#### [Aim]
Reproduce exactly, and nothing else, the lines from the one that contains "Rebuild this chart" through the one that contains "from matplotlib.lines import Line2D". Leave the pictures out.

#### [Entries provided]
.....

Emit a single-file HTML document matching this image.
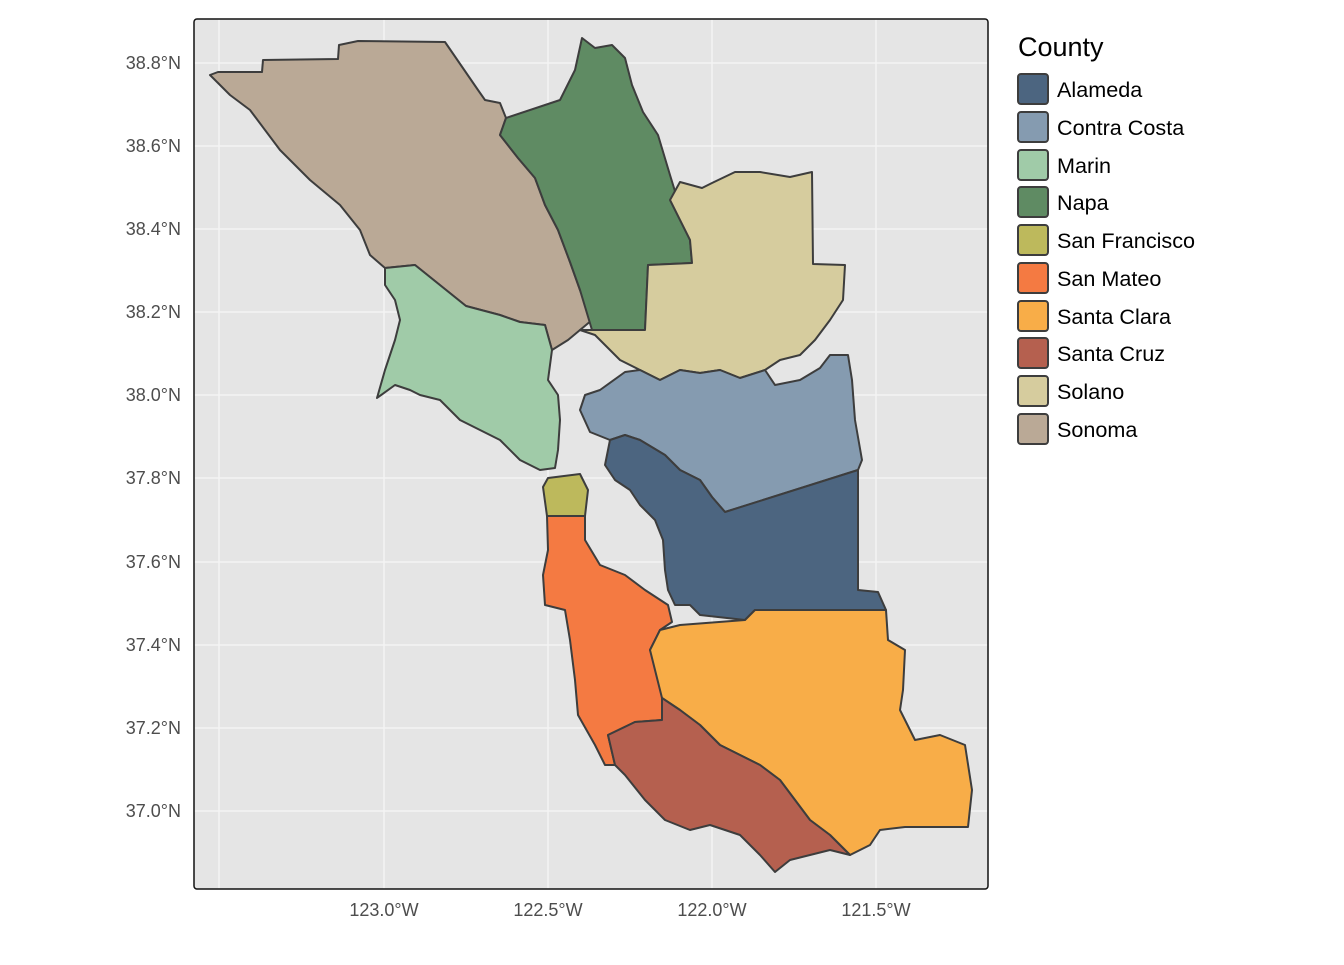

.....

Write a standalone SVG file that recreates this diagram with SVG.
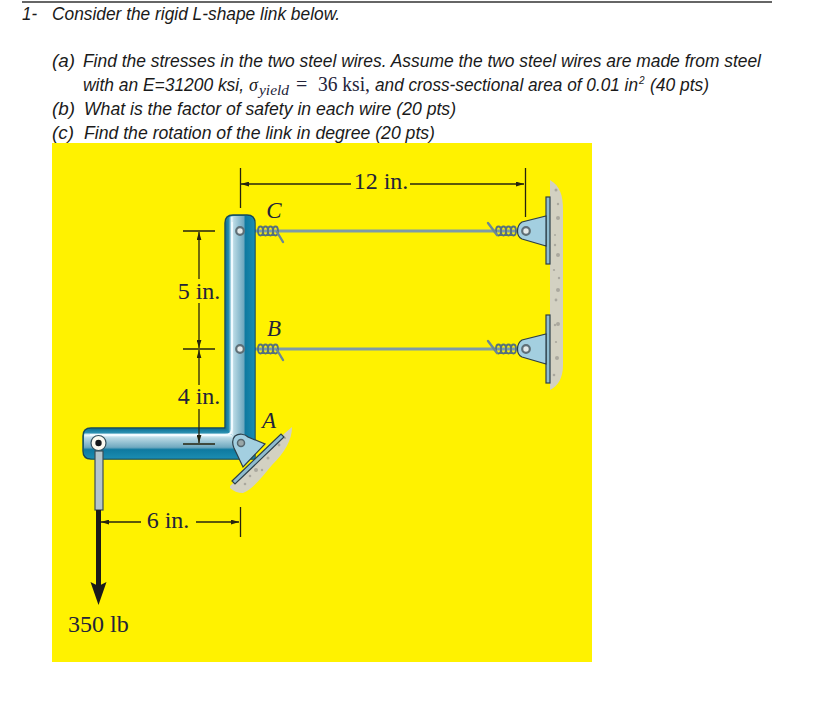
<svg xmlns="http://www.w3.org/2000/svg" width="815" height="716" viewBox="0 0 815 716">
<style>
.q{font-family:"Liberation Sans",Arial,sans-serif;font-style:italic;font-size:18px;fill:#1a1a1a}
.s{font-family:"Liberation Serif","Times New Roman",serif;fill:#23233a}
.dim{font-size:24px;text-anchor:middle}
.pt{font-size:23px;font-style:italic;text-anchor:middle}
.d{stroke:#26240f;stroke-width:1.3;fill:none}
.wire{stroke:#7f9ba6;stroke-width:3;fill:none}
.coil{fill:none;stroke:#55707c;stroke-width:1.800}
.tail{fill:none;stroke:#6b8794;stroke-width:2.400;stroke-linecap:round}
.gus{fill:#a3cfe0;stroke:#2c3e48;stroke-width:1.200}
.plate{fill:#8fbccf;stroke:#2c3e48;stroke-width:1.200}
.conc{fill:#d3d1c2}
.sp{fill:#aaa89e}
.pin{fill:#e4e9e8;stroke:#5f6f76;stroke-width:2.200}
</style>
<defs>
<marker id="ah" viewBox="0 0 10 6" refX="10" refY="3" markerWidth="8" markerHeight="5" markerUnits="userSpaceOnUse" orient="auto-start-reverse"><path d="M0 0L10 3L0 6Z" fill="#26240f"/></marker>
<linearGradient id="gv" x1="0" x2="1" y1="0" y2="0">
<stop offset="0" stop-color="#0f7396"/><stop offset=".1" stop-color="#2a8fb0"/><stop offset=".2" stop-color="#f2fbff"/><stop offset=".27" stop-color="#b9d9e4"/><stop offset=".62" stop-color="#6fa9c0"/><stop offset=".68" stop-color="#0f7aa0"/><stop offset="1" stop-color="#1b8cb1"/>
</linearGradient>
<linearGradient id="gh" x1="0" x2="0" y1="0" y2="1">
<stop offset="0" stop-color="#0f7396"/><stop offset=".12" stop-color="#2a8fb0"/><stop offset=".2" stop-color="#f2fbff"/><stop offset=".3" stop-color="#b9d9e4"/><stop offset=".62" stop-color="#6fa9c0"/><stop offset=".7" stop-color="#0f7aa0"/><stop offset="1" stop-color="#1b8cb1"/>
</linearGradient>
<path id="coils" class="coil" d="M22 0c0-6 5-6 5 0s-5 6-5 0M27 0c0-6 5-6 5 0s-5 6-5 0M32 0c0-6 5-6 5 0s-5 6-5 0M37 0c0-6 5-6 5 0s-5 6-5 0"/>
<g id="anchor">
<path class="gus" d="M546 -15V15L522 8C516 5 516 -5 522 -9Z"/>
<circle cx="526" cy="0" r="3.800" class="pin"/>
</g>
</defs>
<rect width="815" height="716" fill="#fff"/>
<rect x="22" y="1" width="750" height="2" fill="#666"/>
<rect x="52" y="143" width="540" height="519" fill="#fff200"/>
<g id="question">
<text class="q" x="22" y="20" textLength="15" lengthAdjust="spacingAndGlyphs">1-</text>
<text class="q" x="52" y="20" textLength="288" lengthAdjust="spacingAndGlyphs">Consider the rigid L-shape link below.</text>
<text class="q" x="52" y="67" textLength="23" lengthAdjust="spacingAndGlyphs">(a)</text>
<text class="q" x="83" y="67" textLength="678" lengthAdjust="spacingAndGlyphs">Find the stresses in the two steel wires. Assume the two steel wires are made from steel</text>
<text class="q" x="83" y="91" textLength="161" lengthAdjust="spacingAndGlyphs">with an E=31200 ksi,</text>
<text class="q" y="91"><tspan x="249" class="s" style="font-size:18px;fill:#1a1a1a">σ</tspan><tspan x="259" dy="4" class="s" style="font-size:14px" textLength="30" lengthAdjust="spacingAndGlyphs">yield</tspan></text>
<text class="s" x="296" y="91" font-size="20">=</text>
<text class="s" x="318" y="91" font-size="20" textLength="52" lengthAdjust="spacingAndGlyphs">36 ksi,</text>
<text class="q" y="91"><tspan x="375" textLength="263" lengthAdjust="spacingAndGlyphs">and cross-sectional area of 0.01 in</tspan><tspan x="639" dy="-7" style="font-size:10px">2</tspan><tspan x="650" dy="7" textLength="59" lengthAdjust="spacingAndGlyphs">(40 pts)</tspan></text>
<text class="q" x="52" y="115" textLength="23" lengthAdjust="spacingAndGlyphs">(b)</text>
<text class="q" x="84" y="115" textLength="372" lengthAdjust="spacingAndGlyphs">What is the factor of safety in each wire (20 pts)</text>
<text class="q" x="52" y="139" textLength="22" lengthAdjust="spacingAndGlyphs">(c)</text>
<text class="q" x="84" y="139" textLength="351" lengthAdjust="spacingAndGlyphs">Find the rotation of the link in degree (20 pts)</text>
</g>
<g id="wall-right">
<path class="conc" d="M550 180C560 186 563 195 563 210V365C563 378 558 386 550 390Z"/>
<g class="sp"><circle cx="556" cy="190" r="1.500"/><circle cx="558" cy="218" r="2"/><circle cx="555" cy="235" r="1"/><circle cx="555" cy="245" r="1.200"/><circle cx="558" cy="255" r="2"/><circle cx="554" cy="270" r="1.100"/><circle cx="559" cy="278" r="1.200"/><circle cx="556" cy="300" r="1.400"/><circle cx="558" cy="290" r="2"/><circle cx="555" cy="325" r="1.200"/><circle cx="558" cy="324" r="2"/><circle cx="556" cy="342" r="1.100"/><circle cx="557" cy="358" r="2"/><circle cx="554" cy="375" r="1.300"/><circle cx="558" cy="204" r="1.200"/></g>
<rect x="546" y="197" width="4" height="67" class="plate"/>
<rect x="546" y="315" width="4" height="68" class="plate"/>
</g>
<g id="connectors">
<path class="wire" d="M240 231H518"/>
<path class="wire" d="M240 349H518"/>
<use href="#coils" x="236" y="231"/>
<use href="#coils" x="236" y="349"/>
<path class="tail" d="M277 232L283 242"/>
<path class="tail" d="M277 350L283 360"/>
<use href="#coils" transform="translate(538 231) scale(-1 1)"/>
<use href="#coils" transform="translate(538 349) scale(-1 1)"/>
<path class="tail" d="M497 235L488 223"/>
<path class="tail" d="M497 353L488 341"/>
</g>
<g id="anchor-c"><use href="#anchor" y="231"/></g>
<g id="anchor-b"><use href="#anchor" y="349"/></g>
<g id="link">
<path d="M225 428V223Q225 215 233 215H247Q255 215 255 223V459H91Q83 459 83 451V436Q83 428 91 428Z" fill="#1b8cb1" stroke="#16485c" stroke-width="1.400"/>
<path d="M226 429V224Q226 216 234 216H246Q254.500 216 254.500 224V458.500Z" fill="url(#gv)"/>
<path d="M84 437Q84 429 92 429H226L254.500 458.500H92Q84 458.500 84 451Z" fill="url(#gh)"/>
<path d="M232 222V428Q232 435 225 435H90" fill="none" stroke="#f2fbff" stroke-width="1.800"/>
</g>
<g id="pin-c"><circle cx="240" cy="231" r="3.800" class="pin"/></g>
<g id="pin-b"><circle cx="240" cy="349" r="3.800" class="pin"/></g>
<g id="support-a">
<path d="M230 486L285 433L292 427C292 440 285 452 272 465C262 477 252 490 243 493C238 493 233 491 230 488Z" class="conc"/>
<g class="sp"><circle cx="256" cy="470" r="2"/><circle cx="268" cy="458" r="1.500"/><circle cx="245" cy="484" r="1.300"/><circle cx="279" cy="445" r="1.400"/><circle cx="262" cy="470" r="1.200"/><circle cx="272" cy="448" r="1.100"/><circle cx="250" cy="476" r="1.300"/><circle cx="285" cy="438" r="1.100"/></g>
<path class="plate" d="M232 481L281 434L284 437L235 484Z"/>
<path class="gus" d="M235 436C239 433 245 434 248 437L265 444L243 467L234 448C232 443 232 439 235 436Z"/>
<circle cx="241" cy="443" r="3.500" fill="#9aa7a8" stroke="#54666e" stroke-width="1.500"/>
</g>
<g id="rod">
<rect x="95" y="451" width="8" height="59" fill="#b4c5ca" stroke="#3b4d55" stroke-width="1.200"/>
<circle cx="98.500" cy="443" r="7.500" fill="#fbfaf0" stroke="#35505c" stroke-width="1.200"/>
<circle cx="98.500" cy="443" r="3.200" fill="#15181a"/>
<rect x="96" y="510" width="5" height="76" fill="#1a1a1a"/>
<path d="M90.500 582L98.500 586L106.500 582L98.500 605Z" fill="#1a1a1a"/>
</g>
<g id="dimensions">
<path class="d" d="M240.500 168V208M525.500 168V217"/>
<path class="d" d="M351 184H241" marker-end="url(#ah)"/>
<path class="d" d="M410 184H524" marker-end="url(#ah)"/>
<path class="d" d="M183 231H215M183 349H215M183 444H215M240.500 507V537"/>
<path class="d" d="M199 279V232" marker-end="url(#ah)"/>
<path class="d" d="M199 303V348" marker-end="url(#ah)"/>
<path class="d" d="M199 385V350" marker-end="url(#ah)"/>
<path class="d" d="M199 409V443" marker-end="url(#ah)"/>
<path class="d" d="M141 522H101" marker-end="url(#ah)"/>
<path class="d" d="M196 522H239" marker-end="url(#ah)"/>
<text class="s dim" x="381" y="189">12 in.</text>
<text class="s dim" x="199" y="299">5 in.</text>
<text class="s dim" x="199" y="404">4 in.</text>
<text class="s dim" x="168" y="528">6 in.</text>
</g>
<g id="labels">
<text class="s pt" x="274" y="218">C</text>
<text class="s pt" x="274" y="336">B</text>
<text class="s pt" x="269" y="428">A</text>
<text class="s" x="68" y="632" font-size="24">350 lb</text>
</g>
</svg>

.....

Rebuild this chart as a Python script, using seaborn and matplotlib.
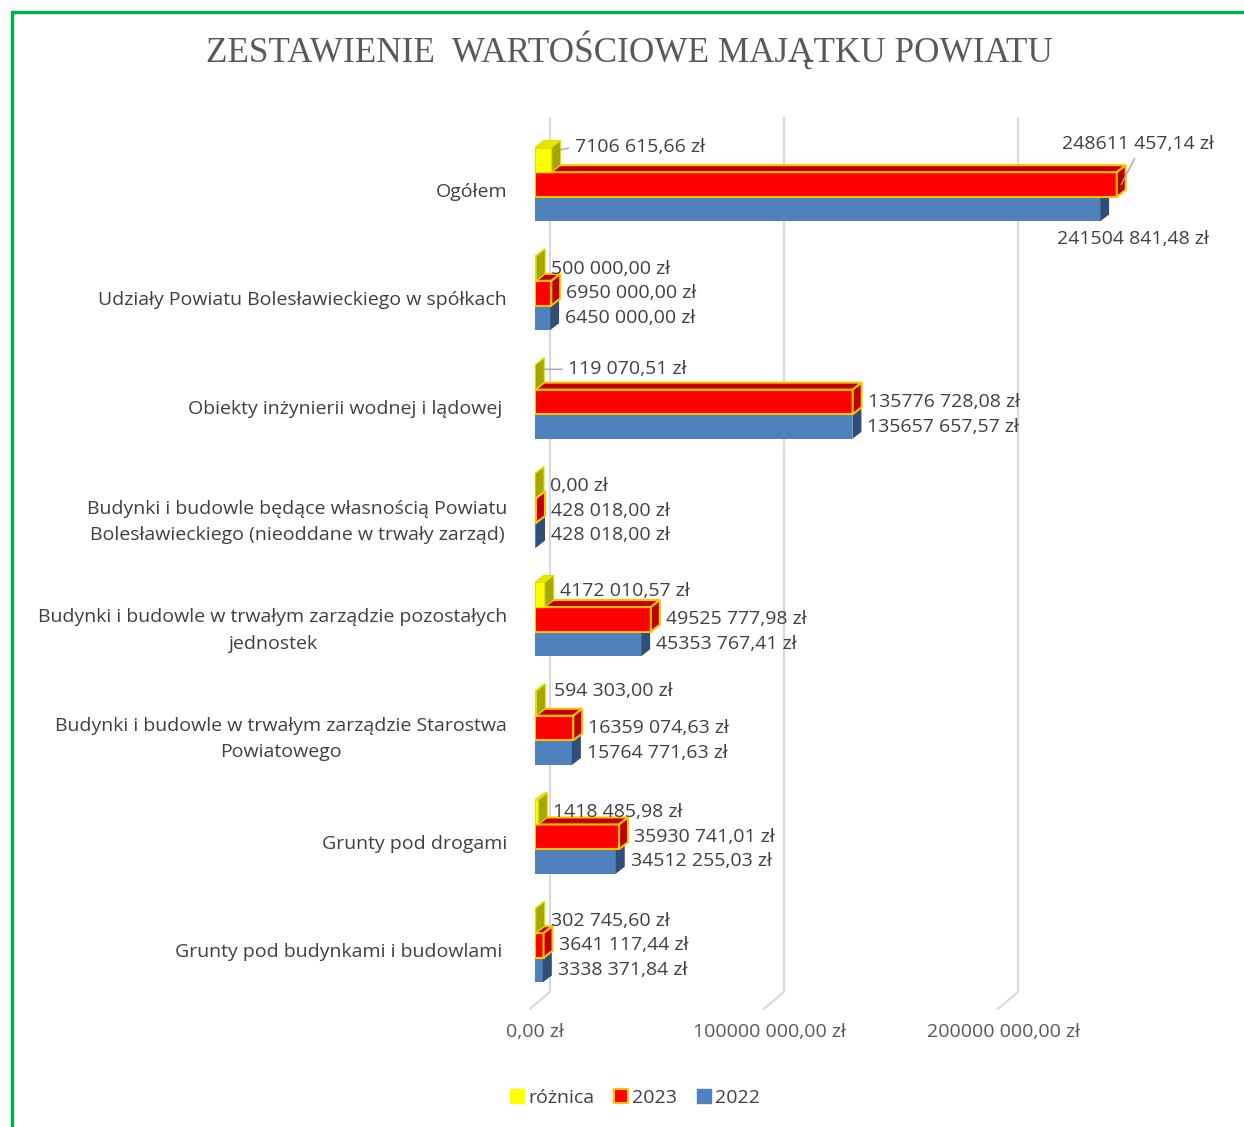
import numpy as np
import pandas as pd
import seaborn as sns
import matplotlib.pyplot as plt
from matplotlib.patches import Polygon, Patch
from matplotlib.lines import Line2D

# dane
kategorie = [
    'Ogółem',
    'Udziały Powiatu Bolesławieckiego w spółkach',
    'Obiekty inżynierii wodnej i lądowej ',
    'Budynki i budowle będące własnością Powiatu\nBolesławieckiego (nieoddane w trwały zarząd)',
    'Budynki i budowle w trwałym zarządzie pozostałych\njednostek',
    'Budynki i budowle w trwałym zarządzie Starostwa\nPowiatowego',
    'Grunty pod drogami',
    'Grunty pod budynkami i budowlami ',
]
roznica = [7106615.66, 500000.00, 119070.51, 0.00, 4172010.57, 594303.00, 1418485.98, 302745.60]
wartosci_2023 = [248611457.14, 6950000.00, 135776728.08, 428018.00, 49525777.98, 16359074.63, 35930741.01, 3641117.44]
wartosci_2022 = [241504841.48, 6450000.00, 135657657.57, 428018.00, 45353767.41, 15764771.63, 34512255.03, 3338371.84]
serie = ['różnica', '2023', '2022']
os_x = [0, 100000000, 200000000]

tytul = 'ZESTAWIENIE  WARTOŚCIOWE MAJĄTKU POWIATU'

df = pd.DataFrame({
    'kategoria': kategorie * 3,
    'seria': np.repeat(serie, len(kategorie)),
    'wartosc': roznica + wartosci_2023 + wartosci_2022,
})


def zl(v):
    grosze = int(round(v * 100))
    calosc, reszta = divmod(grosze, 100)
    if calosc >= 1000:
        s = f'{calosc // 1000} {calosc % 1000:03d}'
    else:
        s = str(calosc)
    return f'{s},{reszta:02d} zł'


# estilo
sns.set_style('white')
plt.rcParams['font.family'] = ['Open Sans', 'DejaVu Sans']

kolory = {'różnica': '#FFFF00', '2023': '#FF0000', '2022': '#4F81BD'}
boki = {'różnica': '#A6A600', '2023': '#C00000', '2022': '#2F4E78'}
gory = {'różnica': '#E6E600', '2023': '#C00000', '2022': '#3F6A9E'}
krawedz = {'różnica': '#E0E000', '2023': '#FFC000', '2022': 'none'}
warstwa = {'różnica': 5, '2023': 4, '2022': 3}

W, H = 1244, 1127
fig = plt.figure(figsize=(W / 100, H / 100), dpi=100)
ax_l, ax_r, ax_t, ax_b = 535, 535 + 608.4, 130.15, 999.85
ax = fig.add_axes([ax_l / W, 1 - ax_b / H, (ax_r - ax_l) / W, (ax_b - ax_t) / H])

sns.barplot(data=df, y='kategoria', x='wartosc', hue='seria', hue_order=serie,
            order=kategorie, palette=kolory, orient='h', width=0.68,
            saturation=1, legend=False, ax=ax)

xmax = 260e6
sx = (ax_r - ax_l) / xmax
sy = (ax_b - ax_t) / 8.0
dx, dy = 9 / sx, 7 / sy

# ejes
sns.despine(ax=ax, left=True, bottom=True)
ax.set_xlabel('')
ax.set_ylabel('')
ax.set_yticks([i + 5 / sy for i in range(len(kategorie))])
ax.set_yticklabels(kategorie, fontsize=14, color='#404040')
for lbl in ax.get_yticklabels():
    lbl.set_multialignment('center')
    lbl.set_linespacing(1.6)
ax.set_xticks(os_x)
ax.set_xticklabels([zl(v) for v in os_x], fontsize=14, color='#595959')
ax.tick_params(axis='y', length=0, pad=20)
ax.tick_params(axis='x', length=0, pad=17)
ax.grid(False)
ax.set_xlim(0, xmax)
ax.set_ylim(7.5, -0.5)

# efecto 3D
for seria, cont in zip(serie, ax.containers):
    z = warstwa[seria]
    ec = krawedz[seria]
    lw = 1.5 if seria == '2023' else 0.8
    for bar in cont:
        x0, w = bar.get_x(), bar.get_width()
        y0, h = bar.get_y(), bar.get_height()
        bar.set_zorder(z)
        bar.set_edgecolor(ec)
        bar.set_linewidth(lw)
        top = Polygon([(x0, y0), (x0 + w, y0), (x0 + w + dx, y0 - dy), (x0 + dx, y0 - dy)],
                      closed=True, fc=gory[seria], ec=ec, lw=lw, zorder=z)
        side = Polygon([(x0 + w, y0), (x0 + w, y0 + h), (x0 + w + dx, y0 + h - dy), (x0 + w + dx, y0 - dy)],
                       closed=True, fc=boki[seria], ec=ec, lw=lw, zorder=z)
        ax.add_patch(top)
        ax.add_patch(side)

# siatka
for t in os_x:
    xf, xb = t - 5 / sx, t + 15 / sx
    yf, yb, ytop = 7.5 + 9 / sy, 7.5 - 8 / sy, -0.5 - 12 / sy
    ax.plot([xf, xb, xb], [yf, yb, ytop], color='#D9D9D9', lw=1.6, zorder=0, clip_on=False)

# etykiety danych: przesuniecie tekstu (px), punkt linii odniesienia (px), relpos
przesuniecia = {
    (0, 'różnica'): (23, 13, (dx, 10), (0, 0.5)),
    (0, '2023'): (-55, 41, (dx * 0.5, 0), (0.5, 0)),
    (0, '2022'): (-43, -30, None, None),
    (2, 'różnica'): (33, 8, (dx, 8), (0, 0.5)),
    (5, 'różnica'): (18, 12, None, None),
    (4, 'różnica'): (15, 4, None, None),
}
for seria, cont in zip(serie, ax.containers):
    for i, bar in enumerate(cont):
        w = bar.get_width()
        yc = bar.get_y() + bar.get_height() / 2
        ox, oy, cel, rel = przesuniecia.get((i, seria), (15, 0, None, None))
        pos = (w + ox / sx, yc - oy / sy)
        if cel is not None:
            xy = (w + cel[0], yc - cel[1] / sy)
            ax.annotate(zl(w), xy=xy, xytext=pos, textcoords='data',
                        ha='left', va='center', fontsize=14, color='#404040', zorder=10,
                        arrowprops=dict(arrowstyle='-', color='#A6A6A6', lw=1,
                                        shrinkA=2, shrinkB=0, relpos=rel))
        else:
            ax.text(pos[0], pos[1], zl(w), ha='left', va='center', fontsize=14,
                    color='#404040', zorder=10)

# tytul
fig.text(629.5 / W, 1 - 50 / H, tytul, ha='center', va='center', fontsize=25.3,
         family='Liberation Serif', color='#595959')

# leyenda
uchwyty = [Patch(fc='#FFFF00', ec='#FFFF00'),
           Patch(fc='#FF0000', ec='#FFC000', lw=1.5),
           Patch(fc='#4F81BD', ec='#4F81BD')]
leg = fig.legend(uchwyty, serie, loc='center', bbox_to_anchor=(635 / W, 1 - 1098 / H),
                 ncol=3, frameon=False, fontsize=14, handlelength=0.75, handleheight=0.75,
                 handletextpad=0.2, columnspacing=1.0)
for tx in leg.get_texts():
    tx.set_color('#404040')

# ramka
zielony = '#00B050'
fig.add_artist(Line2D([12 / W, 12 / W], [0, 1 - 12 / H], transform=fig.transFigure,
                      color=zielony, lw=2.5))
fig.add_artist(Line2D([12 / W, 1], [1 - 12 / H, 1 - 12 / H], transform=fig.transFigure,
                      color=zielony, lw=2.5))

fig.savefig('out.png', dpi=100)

.....

#### [Problem solution]
Rebuild this chart as a Python script, using seaborn and matplotlib.
import numpy as np
import pandas as pd
import seaborn as sns
import matplotlib.pyplot as plt
from matplotlib.patches import Polygon, Patch
from matplotlib.lines import Line2D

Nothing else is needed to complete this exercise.